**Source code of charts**
───

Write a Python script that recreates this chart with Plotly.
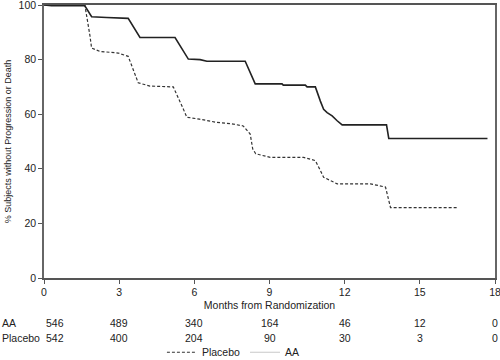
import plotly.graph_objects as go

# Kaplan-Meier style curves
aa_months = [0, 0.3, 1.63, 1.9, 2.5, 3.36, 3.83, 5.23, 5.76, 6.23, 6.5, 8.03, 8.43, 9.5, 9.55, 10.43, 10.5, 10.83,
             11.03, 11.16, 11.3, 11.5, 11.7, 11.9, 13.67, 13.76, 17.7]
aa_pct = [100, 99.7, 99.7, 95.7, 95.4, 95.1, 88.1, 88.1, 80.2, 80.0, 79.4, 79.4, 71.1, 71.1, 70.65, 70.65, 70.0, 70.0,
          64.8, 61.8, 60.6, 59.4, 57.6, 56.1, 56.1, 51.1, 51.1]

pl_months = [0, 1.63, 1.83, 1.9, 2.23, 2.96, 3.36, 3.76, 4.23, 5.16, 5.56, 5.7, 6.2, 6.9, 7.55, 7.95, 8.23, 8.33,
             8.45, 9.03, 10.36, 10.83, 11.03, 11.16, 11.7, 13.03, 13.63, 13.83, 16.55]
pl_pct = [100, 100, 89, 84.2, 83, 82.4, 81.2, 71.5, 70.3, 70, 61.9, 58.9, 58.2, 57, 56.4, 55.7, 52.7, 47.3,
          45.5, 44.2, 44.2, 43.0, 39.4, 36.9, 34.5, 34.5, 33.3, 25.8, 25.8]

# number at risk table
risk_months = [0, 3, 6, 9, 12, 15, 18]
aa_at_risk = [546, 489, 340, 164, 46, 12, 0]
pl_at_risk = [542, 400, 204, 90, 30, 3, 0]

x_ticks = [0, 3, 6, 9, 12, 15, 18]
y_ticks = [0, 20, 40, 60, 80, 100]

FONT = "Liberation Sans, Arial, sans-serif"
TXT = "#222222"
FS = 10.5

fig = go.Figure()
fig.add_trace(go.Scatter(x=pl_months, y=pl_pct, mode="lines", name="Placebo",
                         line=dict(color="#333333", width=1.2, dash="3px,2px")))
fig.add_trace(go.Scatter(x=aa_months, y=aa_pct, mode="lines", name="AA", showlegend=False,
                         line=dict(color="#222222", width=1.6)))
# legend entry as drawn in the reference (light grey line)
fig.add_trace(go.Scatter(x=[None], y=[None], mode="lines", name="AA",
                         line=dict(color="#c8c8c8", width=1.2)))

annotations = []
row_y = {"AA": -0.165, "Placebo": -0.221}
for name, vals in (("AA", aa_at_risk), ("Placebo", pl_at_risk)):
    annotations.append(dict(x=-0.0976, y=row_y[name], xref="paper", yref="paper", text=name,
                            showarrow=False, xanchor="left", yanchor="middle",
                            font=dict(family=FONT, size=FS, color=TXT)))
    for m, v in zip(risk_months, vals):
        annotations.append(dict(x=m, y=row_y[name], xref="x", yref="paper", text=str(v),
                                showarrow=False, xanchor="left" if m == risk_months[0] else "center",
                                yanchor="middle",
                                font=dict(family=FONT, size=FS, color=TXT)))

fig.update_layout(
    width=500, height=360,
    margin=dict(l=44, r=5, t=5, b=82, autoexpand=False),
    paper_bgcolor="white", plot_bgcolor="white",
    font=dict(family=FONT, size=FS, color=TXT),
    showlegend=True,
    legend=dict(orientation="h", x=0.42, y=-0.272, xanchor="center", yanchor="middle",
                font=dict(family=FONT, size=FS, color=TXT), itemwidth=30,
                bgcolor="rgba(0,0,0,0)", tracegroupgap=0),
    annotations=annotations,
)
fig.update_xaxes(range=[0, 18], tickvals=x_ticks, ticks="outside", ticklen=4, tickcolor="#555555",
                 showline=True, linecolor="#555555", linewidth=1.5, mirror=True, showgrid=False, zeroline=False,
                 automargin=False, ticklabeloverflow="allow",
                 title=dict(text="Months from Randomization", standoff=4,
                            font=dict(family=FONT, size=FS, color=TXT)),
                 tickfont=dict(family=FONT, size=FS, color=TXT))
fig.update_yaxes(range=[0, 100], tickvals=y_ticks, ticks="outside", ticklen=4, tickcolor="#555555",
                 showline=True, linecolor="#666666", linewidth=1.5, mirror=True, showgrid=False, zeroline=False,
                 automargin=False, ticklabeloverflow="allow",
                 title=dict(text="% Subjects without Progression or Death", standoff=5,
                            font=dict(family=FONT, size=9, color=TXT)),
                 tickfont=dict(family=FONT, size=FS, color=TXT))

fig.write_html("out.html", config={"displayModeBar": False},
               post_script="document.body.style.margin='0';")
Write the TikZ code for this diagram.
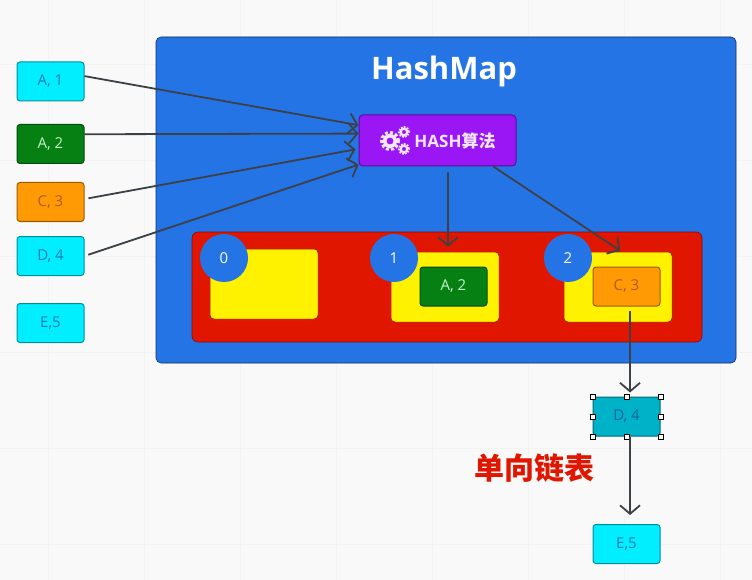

───

**Exercise description**
Write out the listing above exactly as it stands, pictures excluded.

**Answer to the problem**
Write a Python script that recreates this chart with Plotly.
import plotly.graph_objects as go

# Kaplan-Meier style curves
aa_months = [0, 0.3, 1.63, 1.9, 2.5, 3.36, 3.83, 5.23, 5.76, 6.23, 6.5, 8.03, 8.43, 9.5, 9.55, 10.43, 10.5, 10.83,
             11.03, 11.16, 11.3, 11.5, 11.7, 11.9, 13.67, 13.76, 17.7]
aa_pct = [100, 99.7, 99.7, 95.7, 95.4, 95.1, 88.1, 88.1, 80.2, 80.0, 79.4, 79.4, 71.1, 71.1, 70.65, 70.65, 70.0, 70.0,
          64.8, 61.8, 60.6, 59.4, 57.6, 56.1, 56.1, 51.1, 51.1]

pl_months = [0, 1.63, 1.83, 1.9, 2.23, 2.96, 3.36, 3.76, 4.23, 5.16, 5.56, 5.7, 6.2, 6.9, 7.55, 7.95, 8.23, 8.33,
             8.45, 9.03, 10.36, 10.83, 11.03, 11.16, 11.7, 13.03, 13.63, 13.83, 16.55]
pl_pct = [100, 100, 89, 84.2, 83, 82.4, 81.2, 71.5, 70.3, 70, 61.9, 58.9, 58.2, 57, 56.4, 55.7, 52.7, 47.3,
          45.5, 44.2, 44.2, 43.0, 39.4, 36.9, 34.5, 34.5, 33.3, 25.8, 25.8]

# number at risk table
risk_months = [0, 3, 6, 9, 12, 15, 18]
aa_at_risk = [546, 489, 340, 164, 46, 12, 0]
pl_at_risk = [542, 400, 204, 90, 30, 3, 0]

x_ticks = [0, 3, 6, 9, 12, 15, 18]
y_ticks = [0, 20, 40, 60, 80, 100]

FONT = "Liberation Sans, Arial, sans-serif"
TXT = "#222222"
FS = 10.5

fig = go.Figure()
fig.add_trace(go.Scatter(x=pl_months, y=pl_pct, mode="lines", name="Placebo",
                         line=dict(color="#333333", width=1.2, dash="3px,2px")))
fig.add_trace(go.Scatter(x=aa_months, y=aa_pct, mode="lines", name="AA", showlegend=False,
                         line=dict(color="#222222", width=1.6)))
# legend entry as drawn in the reference (light grey line)
fig.add_trace(go.Scatter(x=[None], y=[None], mode="lines", name="AA",
                         line=dict(color="#c8c8c8", width=1.2)))

annotations = []
row_y = {"AA": -0.165, "Placebo": -0.221}
for name, vals in (("AA", aa_at_risk), ("Placebo", pl_at_risk)):
    annotations.append(dict(x=-0.0976, y=row_y[name], xref="paper", yref="paper", text=name,
                            showarrow=False, xanchor="left", yanchor="middle",
                            font=dict(family=FONT, size=FS, color=TXT)))
    for m, v in zip(risk_months, vals):
        annotations.append(dict(x=m, y=row_y[name], xref="x", yref="paper", text=str(v),
                                showarrow=False, xanchor="left" if m == risk_months[0] else "center",
                                yanchor="middle",
                                font=dict(family=FONT, size=FS, color=TXT)))

fig.update_layout(
    width=500, height=360,
    margin=dict(l=44, r=5, t=5, b=82, autoexpand=False),
    paper_bgcolor="white", plot_bgcolor="white",
    font=dict(family=FONT, size=FS, color=TXT),
    showlegend=True,
    legend=dict(orientation="h", x=0.42, y=-0.272, xanchor="center", yanchor="middle",
                font=dict(family=FONT, size=FS, color=TXT), itemwidth=30,
                bgcolor="rgba(0,0,0,0)", tracegroupgap=0),
    annotations=annotations,
)
fig.update_xaxes(range=[0, 18], tickvals=x_ticks, ticks="outside", ticklen=4, tickcolor="#555555",
                 showline=True, linecolor="#555555", linewidth=1.5, mirror=True, showgrid=False, zeroline=False,
                 automargin=False, ticklabeloverflow="allow",
                 title=dict(text="Months from Randomization", standoff=4,
                            font=dict(family=FONT, size=FS, color=TXT)),
                 tickfont=dict(family=FONT, size=FS, color=TXT))
fig.update_yaxes(range=[0, 100], tickvals=y_ticks, ticks="outside", ticklen=4, tickcolor="#555555",
                 showline=True, linecolor="#666666", linewidth=1.5, mirror=True, showgrid=False, zeroline=False,
                 automargin=False, ticklabeloverflow="allow",
                 title=dict(text="% Subjects without Progression or Death", standoff=5,
                            font=dict(family=FONT, size=9, color=TXT)),
                 tickfont=dict(family=FONT, size=FS, color=TXT))

fig.write_html("out.html", config={"displayModeBar": False},
               post_script="document.body.style.margin='0';")
Write the TikZ code for this diagram.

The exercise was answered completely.